> _Given request_: Type out the data exactly as given. Skip any image.

> _Provided material_:
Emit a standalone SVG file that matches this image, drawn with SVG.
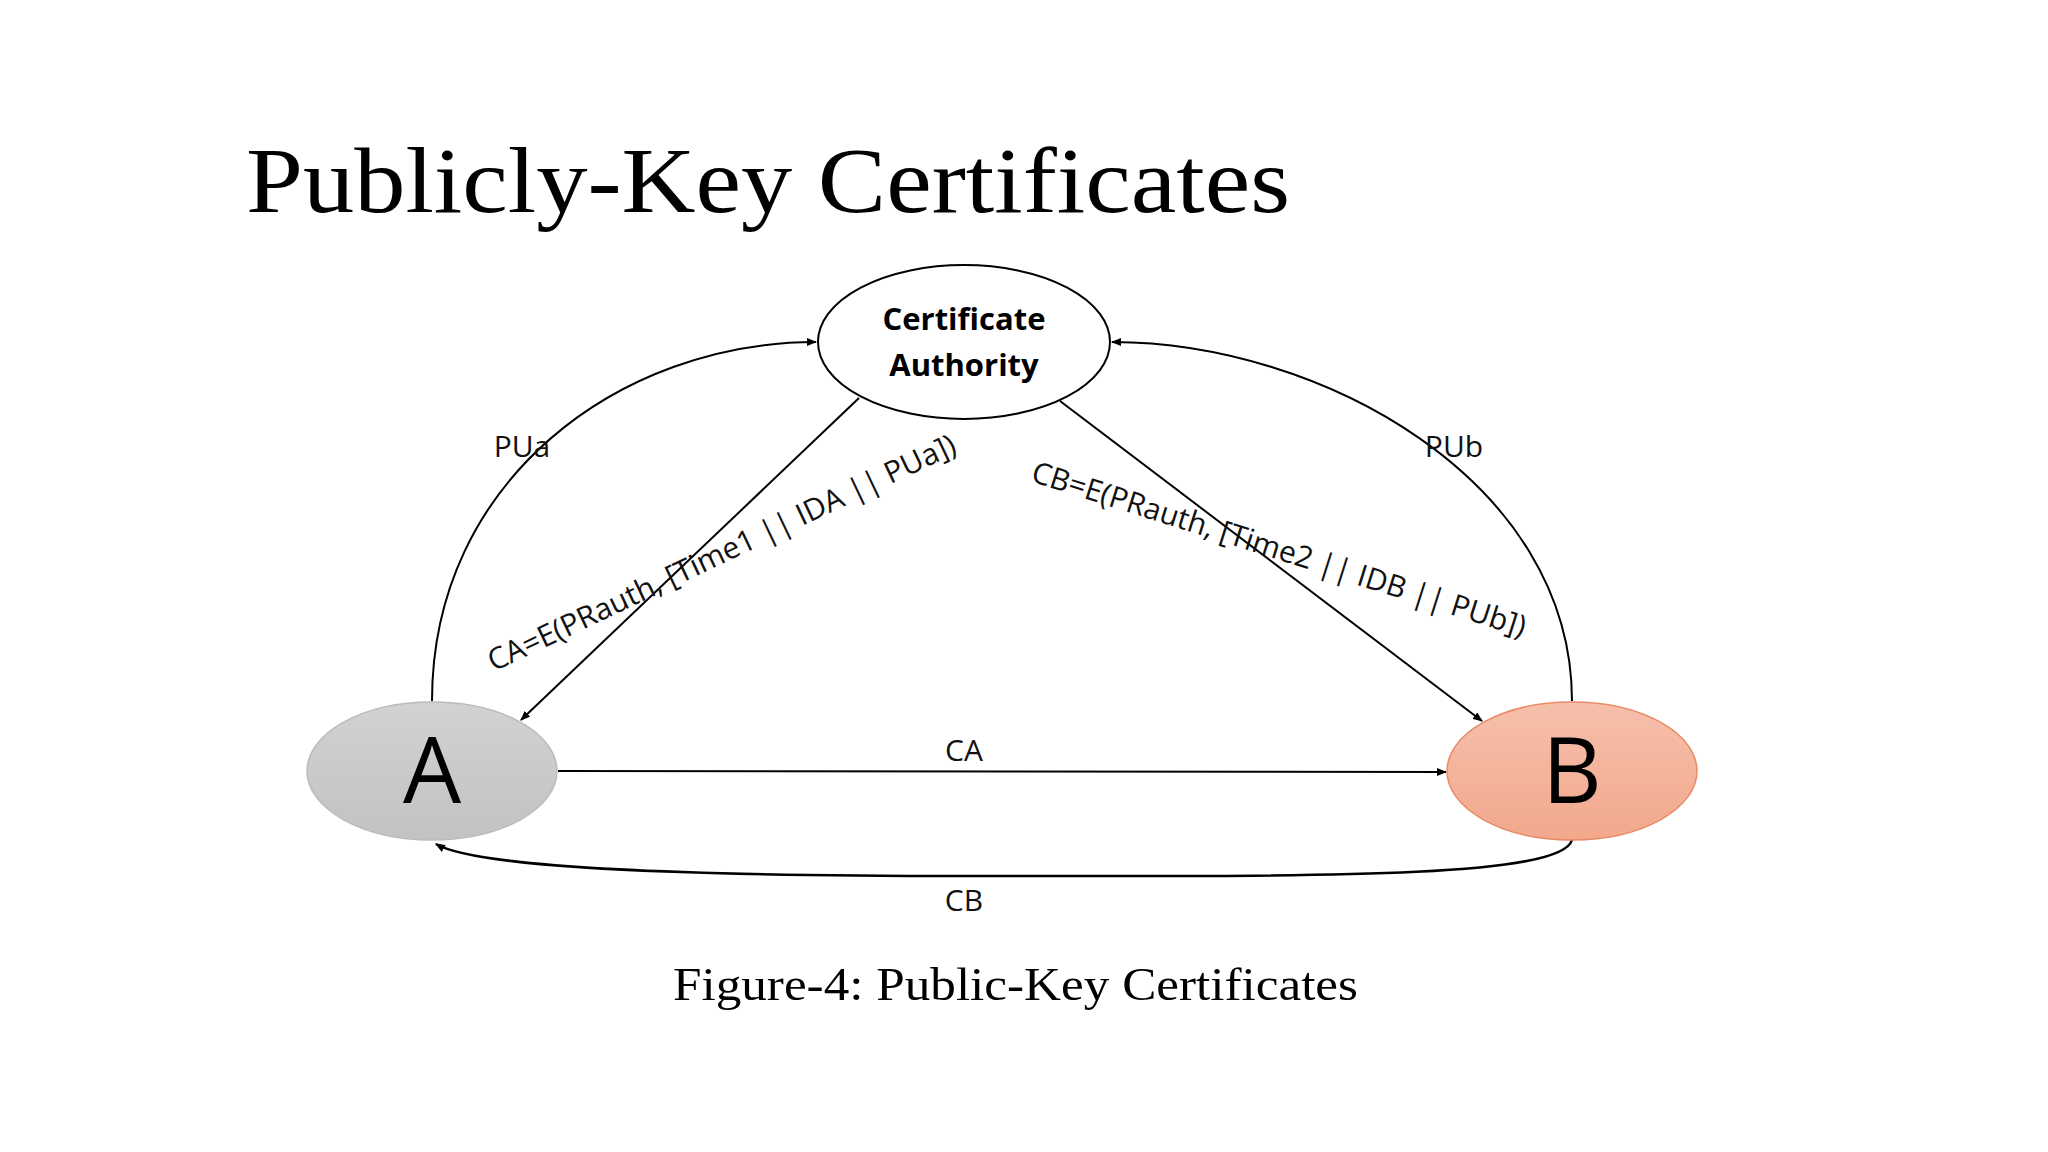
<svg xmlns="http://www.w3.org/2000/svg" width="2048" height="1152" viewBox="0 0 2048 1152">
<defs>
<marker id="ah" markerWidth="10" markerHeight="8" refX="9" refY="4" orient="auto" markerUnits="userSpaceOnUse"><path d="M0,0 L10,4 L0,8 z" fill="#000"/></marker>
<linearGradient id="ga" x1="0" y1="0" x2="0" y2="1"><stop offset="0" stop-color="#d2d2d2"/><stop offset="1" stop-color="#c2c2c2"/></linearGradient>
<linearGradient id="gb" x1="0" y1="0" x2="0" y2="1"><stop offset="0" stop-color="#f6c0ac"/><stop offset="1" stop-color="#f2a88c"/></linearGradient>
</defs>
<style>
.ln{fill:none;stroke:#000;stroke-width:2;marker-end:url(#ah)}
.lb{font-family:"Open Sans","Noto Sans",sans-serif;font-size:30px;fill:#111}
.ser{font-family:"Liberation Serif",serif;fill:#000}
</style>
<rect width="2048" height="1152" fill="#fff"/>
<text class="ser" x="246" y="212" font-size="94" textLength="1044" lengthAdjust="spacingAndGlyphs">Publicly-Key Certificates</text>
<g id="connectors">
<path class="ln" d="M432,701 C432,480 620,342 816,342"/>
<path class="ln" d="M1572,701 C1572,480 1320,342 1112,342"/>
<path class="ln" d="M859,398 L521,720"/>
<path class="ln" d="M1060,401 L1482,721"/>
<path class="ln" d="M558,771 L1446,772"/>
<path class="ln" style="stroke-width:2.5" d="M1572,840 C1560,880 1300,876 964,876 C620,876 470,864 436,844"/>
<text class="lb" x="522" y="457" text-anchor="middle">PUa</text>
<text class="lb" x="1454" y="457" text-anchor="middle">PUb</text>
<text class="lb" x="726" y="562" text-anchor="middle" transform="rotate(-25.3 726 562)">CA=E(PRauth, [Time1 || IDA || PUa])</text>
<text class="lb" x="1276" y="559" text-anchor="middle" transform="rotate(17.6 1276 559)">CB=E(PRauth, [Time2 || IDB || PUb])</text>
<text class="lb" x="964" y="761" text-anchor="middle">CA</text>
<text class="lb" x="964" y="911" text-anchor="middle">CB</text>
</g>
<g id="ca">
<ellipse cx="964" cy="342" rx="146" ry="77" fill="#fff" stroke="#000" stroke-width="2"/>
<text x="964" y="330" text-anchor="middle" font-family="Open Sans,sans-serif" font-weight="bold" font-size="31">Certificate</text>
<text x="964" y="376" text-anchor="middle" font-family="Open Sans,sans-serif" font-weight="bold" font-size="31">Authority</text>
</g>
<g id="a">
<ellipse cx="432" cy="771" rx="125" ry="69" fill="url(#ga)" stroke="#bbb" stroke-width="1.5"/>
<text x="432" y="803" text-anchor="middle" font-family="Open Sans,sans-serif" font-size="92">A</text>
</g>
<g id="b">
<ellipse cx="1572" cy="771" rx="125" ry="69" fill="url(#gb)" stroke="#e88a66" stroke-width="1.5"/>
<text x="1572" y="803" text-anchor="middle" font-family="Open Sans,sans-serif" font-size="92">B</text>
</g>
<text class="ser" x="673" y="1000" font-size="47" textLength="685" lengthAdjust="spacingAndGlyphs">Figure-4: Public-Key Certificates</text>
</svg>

> _Solved problem_:
Emit a standalone SVG file that matches this image, drawn with SVG.
<svg xmlns="http://www.w3.org/2000/svg" width="2048" height="1152" viewBox="0 0 2048 1152">
<defs>
<marker id="ah" markerWidth="10" markerHeight="8" refX="9" refY="4" orient="auto" markerUnits="userSpaceOnUse"><path d="M0,0 L10,4 L0,8 z" fill="#000"/></marker>
<linearGradient id="ga" x1="0" y1="0" x2="0" y2="1"><stop offset="0" stop-color="#d2d2d2"/><stop offset="1" stop-color="#c2c2c2"/></linearGradient>
<linearGradient id="gb" x1="0" y1="0" x2="0" y2="1"><stop offset="0" stop-color="#f6c0ac"/><stop offset="1" stop-color="#f2a88c"/></linearGradient>
</defs>
<style>
.ln{fill:none;stroke:#000;stroke-width:2;marker-end:url(#ah)}
.lb{font-family:"Open Sans","Noto Sans",sans-serif;font-size:30px;fill:#111}
.ser{font-family:"Liberation Serif",serif;fill:#000}
</style>
<rect width="2048" height="1152" fill="#fff"/>
<text class="ser" x="246" y="212" font-size="94" textLength="1044" lengthAdjust="spacingAndGlyphs">Publicly-Key Certificates</text>
<g id="connectors">
<path class="ln" d="M432,701 C432,480 620,342 816,342"/>
<path class="ln" d="M1572,701 C1572,480 1320,342 1112,342"/>
<path class="ln" d="M859,398 L521,720"/>
<path class="ln" d="M1060,401 L1482,721"/>
<path class="ln" d="M558,771 L1446,772"/>
<path class="ln" style="stroke-width:2.5" d="M1572,840 C1560,880 1300,876 964,876 C620,876 470,864 436,844"/>
<text class="lb" x="522" y="457" text-anchor="middle">PUa</text>
<text class="lb" x="1454" y="457" text-anchor="middle">PUb</text>
<text class="lb" x="726" y="562" text-anchor="middle" transform="rotate(-25.3 726 562)">CA=E(PRauth, [Time1 || IDA || PUa])</text>
<text class="lb" x="1276" y="559" text-anchor="middle" transform="rotate(17.6 1276 559)">CB=E(PRauth, [Time2 || IDB || PUb])</text>
<text class="lb" x="964" y="761" text-anchor="middle">CA</text>
<text class="lb" x="964" y="911" text-anchor="middle">CB</text>
</g>
<g id="ca">
<ellipse cx="964" cy="342" rx="146" ry="77" fill="#fff" stroke="#000" stroke-width="2"/>
<text x="964" y="330" text-anchor="middle" font-family="Open Sans,sans-serif" font-weight="bold" font-size="31">Certificate</text>
<text x="964" y="376" text-anchor="middle" font-family="Open Sans,sans-serif" font-weight="bold" font-size="31">Authority</text>
</g>
<g id="a">
<ellipse cx="432" cy="771" rx="125" ry="69" fill="url(#ga)" stroke="#bbb" stroke-width="1.5"/>
<text x="432" y="803" text-anchor="middle" font-family="Open Sans,sans-serif" font-size="92">A</text>
</g>
<g id="b">
<ellipse cx="1572" cy="771" rx="125" ry="69" fill="url(#gb)" stroke="#e88a66" stroke-width="1.5"/>
<text x="1572" y="803" text-anchor="middle" font-family="Open Sans,sans-serif" font-size="92">B</text>
</g>
<text class="ser" x="673" y="1000" font-size="47" textLength="685" lengthAdjust="spacingAndGlyphs">Figure-4: Public-Key Certificates</text>
</svg>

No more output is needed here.